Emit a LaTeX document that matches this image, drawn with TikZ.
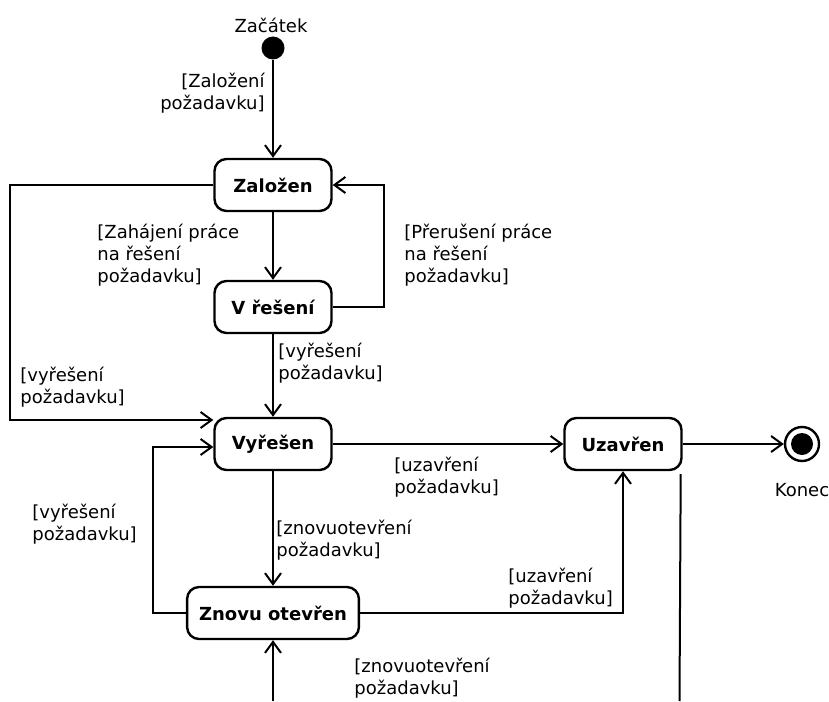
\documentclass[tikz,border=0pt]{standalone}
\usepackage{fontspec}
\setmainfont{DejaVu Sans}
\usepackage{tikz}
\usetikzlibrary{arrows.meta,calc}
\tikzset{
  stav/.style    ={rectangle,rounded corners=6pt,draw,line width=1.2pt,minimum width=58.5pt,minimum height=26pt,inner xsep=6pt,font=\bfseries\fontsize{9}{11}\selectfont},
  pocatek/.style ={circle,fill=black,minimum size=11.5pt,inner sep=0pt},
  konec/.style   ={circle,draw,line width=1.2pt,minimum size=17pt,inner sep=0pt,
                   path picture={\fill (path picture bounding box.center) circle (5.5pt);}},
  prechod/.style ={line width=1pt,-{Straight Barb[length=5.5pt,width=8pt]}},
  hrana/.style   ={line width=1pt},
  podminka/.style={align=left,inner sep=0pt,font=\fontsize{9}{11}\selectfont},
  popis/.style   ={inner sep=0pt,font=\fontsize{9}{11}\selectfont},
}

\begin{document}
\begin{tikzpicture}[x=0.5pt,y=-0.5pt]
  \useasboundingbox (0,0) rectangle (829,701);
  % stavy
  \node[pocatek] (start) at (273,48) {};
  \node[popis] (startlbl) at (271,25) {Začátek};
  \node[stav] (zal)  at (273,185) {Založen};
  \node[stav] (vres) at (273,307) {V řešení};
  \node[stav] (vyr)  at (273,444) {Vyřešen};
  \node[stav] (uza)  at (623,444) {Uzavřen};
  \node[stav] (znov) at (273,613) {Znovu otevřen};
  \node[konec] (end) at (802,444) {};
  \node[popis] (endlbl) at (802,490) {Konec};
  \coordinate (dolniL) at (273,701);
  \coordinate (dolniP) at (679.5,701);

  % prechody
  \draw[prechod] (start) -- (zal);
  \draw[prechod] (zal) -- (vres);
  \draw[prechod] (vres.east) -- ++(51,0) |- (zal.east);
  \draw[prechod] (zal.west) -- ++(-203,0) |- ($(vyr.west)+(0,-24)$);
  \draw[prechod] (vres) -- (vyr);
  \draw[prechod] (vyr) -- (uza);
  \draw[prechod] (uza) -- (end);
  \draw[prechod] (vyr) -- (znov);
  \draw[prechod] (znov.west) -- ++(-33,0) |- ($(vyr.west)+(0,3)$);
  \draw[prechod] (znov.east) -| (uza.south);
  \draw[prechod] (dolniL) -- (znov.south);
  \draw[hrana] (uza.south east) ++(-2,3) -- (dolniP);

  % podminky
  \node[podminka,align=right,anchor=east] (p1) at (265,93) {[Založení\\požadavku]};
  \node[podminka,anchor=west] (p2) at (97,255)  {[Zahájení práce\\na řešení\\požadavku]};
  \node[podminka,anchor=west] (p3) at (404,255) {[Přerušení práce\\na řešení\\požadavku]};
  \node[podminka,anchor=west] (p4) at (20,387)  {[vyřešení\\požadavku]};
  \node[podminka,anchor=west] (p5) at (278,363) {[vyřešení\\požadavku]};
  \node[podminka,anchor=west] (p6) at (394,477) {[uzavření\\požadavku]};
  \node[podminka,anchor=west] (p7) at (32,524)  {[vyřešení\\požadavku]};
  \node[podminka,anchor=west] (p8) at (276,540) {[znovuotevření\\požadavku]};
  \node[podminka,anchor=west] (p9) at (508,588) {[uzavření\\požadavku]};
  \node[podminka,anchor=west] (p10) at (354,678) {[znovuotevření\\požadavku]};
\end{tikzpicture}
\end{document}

---

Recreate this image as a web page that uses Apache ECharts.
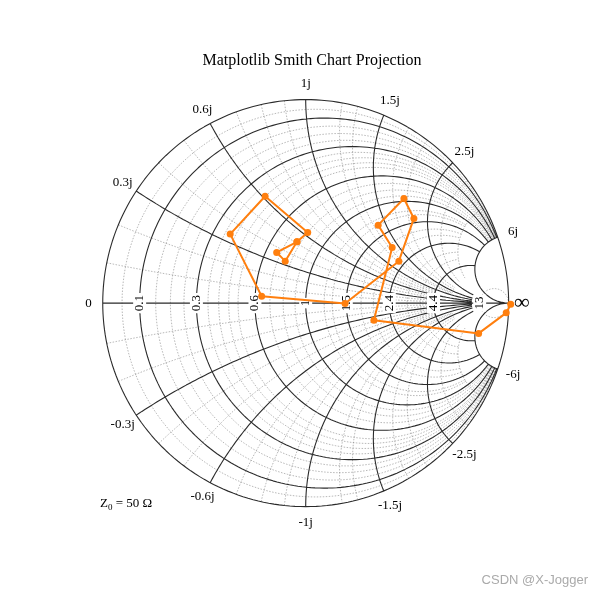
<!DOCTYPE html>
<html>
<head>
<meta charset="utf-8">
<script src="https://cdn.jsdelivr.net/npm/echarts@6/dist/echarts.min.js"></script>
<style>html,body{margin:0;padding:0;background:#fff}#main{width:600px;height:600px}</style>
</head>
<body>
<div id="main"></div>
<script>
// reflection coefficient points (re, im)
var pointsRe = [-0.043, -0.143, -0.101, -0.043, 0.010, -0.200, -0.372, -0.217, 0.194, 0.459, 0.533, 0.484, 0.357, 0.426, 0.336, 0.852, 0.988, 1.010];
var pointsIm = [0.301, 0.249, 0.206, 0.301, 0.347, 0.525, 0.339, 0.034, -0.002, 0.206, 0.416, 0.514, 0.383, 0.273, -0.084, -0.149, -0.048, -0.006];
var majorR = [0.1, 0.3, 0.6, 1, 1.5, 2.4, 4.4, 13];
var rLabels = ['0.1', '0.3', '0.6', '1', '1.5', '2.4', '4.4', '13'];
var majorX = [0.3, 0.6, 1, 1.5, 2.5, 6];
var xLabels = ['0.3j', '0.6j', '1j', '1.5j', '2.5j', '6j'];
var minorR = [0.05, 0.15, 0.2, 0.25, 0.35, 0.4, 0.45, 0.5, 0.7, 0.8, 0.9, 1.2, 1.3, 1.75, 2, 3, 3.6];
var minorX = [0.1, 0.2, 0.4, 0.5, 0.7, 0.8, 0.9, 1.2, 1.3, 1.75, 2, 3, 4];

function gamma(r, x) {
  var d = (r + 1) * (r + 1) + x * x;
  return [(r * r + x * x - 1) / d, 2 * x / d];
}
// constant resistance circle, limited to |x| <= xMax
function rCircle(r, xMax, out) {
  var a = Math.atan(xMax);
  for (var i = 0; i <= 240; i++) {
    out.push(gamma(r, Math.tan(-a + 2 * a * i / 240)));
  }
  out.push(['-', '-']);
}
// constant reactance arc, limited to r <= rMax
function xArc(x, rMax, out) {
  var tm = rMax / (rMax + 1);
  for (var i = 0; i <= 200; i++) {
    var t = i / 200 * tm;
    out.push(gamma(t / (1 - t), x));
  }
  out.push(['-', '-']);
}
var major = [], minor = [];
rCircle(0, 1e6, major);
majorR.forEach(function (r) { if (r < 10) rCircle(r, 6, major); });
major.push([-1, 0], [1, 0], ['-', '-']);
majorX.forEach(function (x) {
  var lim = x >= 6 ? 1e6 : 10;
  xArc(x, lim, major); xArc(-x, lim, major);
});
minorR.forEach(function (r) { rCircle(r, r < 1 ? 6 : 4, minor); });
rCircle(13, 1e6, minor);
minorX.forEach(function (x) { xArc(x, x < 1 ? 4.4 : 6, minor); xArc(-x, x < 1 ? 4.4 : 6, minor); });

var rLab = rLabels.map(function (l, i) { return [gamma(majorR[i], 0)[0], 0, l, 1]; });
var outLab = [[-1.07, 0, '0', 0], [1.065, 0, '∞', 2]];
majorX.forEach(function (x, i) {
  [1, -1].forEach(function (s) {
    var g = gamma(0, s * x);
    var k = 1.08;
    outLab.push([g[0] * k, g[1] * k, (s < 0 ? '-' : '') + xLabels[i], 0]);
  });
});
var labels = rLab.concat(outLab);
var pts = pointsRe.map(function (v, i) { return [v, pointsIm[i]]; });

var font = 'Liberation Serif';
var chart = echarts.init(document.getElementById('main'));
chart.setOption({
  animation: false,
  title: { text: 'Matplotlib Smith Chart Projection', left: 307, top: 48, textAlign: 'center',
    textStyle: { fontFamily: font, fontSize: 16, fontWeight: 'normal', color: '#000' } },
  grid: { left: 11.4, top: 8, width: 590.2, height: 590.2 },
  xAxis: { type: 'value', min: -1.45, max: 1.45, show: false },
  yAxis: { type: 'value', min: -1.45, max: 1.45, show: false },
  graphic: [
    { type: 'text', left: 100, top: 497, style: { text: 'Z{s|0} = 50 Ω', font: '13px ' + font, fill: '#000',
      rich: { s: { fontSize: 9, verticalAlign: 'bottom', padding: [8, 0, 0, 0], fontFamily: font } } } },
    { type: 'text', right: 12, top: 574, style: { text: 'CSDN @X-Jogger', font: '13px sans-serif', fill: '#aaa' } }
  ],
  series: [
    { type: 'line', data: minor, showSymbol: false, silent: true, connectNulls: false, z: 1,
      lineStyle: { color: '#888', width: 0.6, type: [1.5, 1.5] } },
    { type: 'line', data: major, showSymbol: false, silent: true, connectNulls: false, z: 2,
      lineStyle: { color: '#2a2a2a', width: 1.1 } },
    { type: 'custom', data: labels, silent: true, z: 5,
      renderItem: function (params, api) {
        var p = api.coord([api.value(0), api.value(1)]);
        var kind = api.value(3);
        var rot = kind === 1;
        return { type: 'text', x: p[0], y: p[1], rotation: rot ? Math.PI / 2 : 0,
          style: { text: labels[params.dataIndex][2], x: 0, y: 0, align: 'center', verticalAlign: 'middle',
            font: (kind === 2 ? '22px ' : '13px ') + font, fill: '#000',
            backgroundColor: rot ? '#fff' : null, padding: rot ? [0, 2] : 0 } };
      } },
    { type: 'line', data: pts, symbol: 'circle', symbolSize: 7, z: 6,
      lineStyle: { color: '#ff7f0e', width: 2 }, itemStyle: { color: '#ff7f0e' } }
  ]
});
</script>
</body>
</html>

• _WRITTEN REQUEST_
Quote only the lines running from the line with "Recreate this image" to the line with "1.75, 2, 3, 4];", ends included, exactly as they appear and without the pictures.

• _THE COMPLETED TASK_
Recreate this image as a web page that uses Apache ECharts.
<!DOCTYPE html>
<html>
<head>
<meta charset="utf-8">
<script src="https://cdn.jsdelivr.net/npm/echarts@6/dist/echarts.min.js"></script>
<style>html,body{margin:0;padding:0;background:#fff}#main{width:600px;height:600px}</style>
</head>
<body>
<div id="main"></div>
<script>
// reflection coefficient points (re, im)
var pointsRe = [-0.043, -0.143, -0.101, -0.043, 0.010, -0.200, -0.372, -0.217, 0.194, 0.459, 0.533, 0.484, 0.357, 0.426, 0.336, 0.852, 0.988, 1.010];
var pointsIm = [0.301, 0.249, 0.206, 0.301, 0.347, 0.525, 0.339, 0.034, -0.002, 0.206, 0.416, 0.514, 0.383, 0.273, -0.084, -0.149, -0.048, -0.006];
var majorR = [0.1, 0.3, 0.6, 1, 1.5, 2.4, 4.4, 13];
var rLabels = ['0.1', '0.3', '0.6', '1', '1.5', '2.4', '4.4', '13'];
var majorX = [0.3, 0.6, 1, 1.5, 2.5, 6];
var xLabels = ['0.3j', '0.6j', '1j', '1.5j', '2.5j', '6j'];
var minorR = [0.05, 0.15, 0.2, 0.25, 0.35, 0.4, 0.45, 0.5, 0.7, 0.8, 0.9, 1.2, 1.3, 1.75, 2, 3, 3.6];
var minorX = [0.1, 0.2, 0.4, 0.5, 0.7, 0.8, 0.9, 1.2, 1.3, 1.75, 2, 3, 4];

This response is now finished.